When attempting to achieve and maintain high conversion levels from an existing Claus plant by the addition of a CBA reactor downstream, various pragmatic considerations complicate the situation. For example, if the presently existing Claus plant is already being operated at maximum capacity, it may be necessary to maintain the space velocities and gross capacity of the Claus portion at its previous level at all times to satisfy the needs of the particular plant. Yet simultaneously, the concept of utilizing an indigenous stream of this Claus plant as a source stream to regenerate the CBA reactors may be economically mandatory but inconsistent with maintaining gross capacity.
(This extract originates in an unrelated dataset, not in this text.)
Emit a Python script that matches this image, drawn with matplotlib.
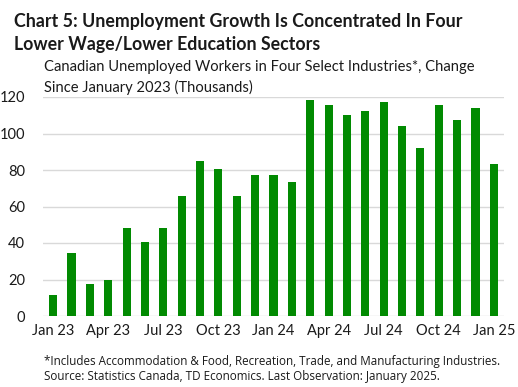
import numpy as np
import matplotlib.pyplot as plt

months = ['Jan 23', 'Feb 23', 'Mar 23', 'Apr 23', 'May 23', 'Jun 23', 'Jul 23',
          'Aug 23', 'Sep 23', 'Oct 23', 'Nov 23', 'Dec 23', 'Jan 24', 'Feb 24',
          'Mar 24', 'Apr 24', 'May 24', 'Jun 24', 'Jul 24', 'Aug 24', 'Sep 24',
          'Oct 24', 'Nov 24', 'Dec 24', 'Jan 25']
values = [11.5, 34.5, 17.5, 19.7, 48.2, 40.5, 48.2, 65.8, 85.0, 80.5, 65.8, 77.3,
          77.3, 73.4, 118.4, 115.6, 110.1, 112.3, 117.3, 104.1, 92.1, 115.6,
          107.4, 114.0, 83.3]
yticks = [0, 20, 40, 60, 80, 100, 120]

plt.rcParams['font.family'] = ['Lato', 'DejaVu Sans']
text_col = '#1a1a1a'

fig = plt.figure(figsize=(5.18, 3.87), dpi=100)
ax = fig.add_axes([43 / 518, 1 - 316 / 387, 461 / 518, 219 / 387])

x = np.arange(len(values))
ax.bar(x, values, width=0.44, color='#018a01', zorder=3)

ax.set_ylim(0, 120)
ax.set_xlim(-0.55, len(values) - 0.45)
ax.set_yticks(yticks)
ax.set_xticks(x[::3])
ax.set_xticklabels(months[::3])
ax.grid(axis='y', color='#d9d9d9', linewidth=1, zorder=0)
for s in ax.spines.values():
    s.set_visible(False)
ax.tick_params(length=0, labelsize=10.5, colors=text_col, pad=6)
ax.tick_params(axis='y', pad=13)

fig.text(14 / 518, 1 - 27 / 387, 'Chart 5: Unemployment Growth Is Concentrated In Four',
         fontsize=12.8, fontweight='bold', color=text_col)
fig.text(14 / 518, 1 - 50 / 387, 'Lower Wage/Lower Education Sectors',
         fontsize=12.8, fontweight='bold', color=text_col)
fig.text(44 / 518, 1 - 71 / 387,
         'Canadian Unemployed Workers in Four Select Industries*, Change',
         fontsize=10.6, color=text_col)
fig.text(44 / 518, 1 - 92 / 387, 'Since January 2023 (Thousands)',
         fontsize=10.6, color=text_col)
fig.text(44 / 518, 1 - 365 / 387,
         '*Includes Accommodation & Food, Recreation, Trade, and Manufacturing Industries.',
         fontsize=8.4, color=text_col, family=['Open Sans', 'DejaVu Sans'])
fig.text(44 / 518, 1 - 380 / 387,
         'Source: Statistics Canada, TD Economics. Last Observation: January 2025.',
         fontsize=8.4, color=text_col, family=['Open Sans', 'DejaVu Sans'])

fig.savefig('out.png', dpi=100)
In view of these problems, we have discovered a particular method of implementing a CBA process downstream from an existing Claus plant which essentially preserves the capacity of the Claus plant, allows for optimization of the hydrolysis of the COS and CS.sub.2, thus maintaining high conversion levels and still has the economic benefits of using an indigenous stream to accomplish the regeneration of the sulfur-fouled CBA reactors. Such a method can also be used advantageously in designing new plants, including situations where conventional Claus reactors are installed initially with the CBA reactors being added later when needed.